Preserved 2-8-2 steam locomotive

California Western 45 is a III class "Mikado" type steam locomotive, built in October 1924 by the Baldwin Locomotive Works (BLW) for the Owen-Oregon Lumber Company, it is located at the California Western Railroad (CWR), known as the Skunk Train, in Fort Bragg, California.

==History==
No. 45 was built in October 1924 by the Baldwin Locomotive Works (BLW) for the Owen-Oregon Lumber Company, (Brownlee-Olds Lumber Co., later the Medford Corporation) where it hauled lumber until its retirement in 1964, when Medford Corporation sold it to the California Western Railroad (CWR). It was restored to running condition and made its first inaugural run for the railroad on July 10, 1965.

The locomotive was originally built to burned bunker C fuel oil, it was later converted to burn recycled motor oil.

Between 1965 and 1980, No. 45, along with stablemate No. 46, (a Mallet), pulled the railroad's Fort Bragg - Willits summer steam excursion train, the "Super Skunk". The California Western discontinued steam service in 1981. In 1984, No. 46 was donated to the Pacific Southwest Railway Museum (PSRM), as a result of high maintenance costs, and the opinion that the locomotive was too light on its feet. (No. 46 was a saddle-tank locomotive, before California Western added a tender and removed the aforementioned tank.)

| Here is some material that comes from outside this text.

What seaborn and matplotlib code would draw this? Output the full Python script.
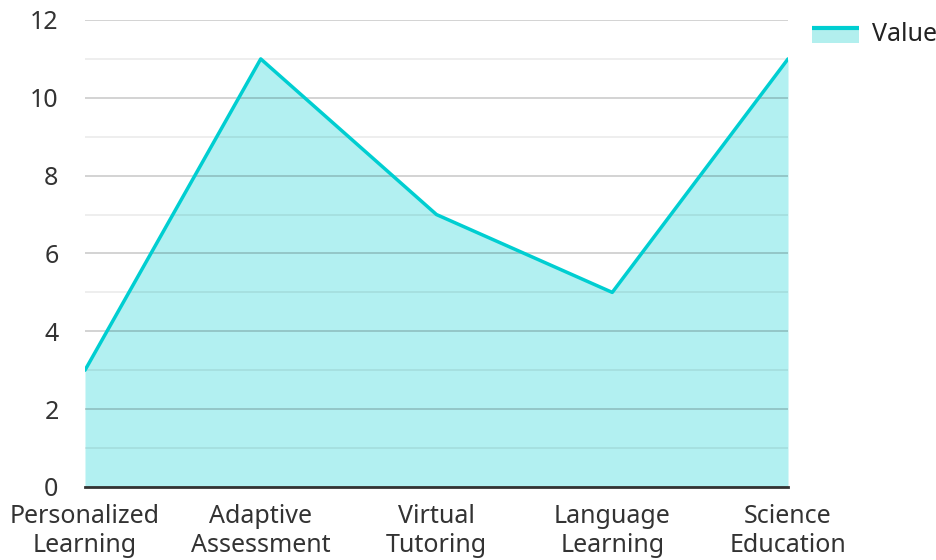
import numpy as np
import pandas as pd
import matplotlib
matplotlib.use("Agg")
import matplotlib.pyplot as plt
import seaborn as sns
from matplotlib.lines import Line2D
from matplotlib.patches import Rectangle
from matplotlib.legend_handler import HandlerBase
from matplotlib.ticker import MultipleLocator

# Дані графіка
categories = ["Personalized\nLearning", "Adaptive\nAssessment", "Virtual\nTutoring",
              "Language\nLearning", "Science\nEducation"]
values = [3, 11, 7, 5, 11]
series_name = "Value"

df = pd.DataFrame({"category": categories, "value": values})
df["pos"] = np.arange(len(df))

sns.set_theme(style="white")
plt.rcParams["font.family"] = ["Noto Sans", "DejaVu Sans"]

line_color = "#00CED1"
fill_color = "#B2EFEE"


class AreaHandler(HandlerBase):
    """Лінія зверху, заливка під нею"""

    def create_artists(self, legend, orig_handle, xdescent, ydescent,
                       width, height, fontsize, trans):
        top = height * 0.75
        rect = Rectangle((-xdescent, -ydescent - height * 0.1), width, top + height * 0.1,
                         facecolor=fill_color, edgecolor="none", transform=trans)
        line = Line2D([-xdescent, -xdescent + width], [top - ydescent, top - ydescent],
                      color=line_color, linewidth=3, solid_capstyle="butt",
                      transform=trans)
        return [rect, line]


fig = plt.figure(figsize=(9.37, 5.6), dpi=100)
ax = fig.add_axes([0.0907, 0.1304, 0.7503, 0.8339])

# Заливка під лінією
ax.fill_between(df["pos"], df["value"], 0, color=line_color, alpha=0.3, linewidth=0, zorder=1)
sns.lineplot(data=df, x="pos", y="value", color=line_color, linewidth=2.5, ax=ax, zorder=3)

ax.set_xlim(0, len(df) - 1)
ax.set_ylim(0, 12)
ax.yaxis.set_major_locator(MultipleLocator(2))
ax.yaxis.set_minor_locator(MultipleLocator(1))
ax.grid(which="major", axis="y", color="#000000", alpha=0.2, linewidth=1.2, zorder=2)
ax.grid(which="minor", axis="y", color="#000000", alpha=0.08, linewidth=1.2, zorder=2)
ax.set_axisbelow(False)

ax.set_xticks(df["pos"])
ax.set_xticklabels(df["category"], linespacing=1.25)
ax.set_xlabel("")
ax.set_ylabel("")
ax.tick_params(axis="both", which="both", length=0, labelsize=18, colors="#333333")
ax.tick_params(axis="x", pad=12)
ax.tick_params(axis="y", pad=19)

for s in ["left", "right", "top"]:
    ax.spines[s].set_visible(False)
ax.spines["bottom"].set_color("#333333")
ax.spines["bottom"].set_linewidth(2)
ax.spines["bottom"].set_zorder(4)

ax.legend([object()], [series_name], handler_map={object: AreaHandler()},
          loc="upper left", bbox_to_anchor=(1.034, 0.996), frameon=False,
          borderpad=0, borderaxespad=0,
          fontsize=18, handlelength=1.9, handletextpad=0.5, labelcolor="#222222")

fig.savefig("out.png", dpi=100)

In 1983, after two-year operational hiatus, the locomotive briefly returned to service, and was renumbered No. 44 for a role in Racing with the Moon. The locomotive retained this number for several months.

The Mendocino Railway, a subsidiary of Sierra Northern, purchased the railroad on December 17, 2003, after the California Western filed for bankruptcy.

In 2001, the locomotive was removed from service for an overhaul. The locomotive returned to service in May 2004, and operated regular "Skunk Train" service to Northspur Wednesday through Saturday, May through October. In 2015, the locomotive was removed from service once again for a mandated 1472-day inspection and overhaul, and as of 2026, overhaul work is still in progress.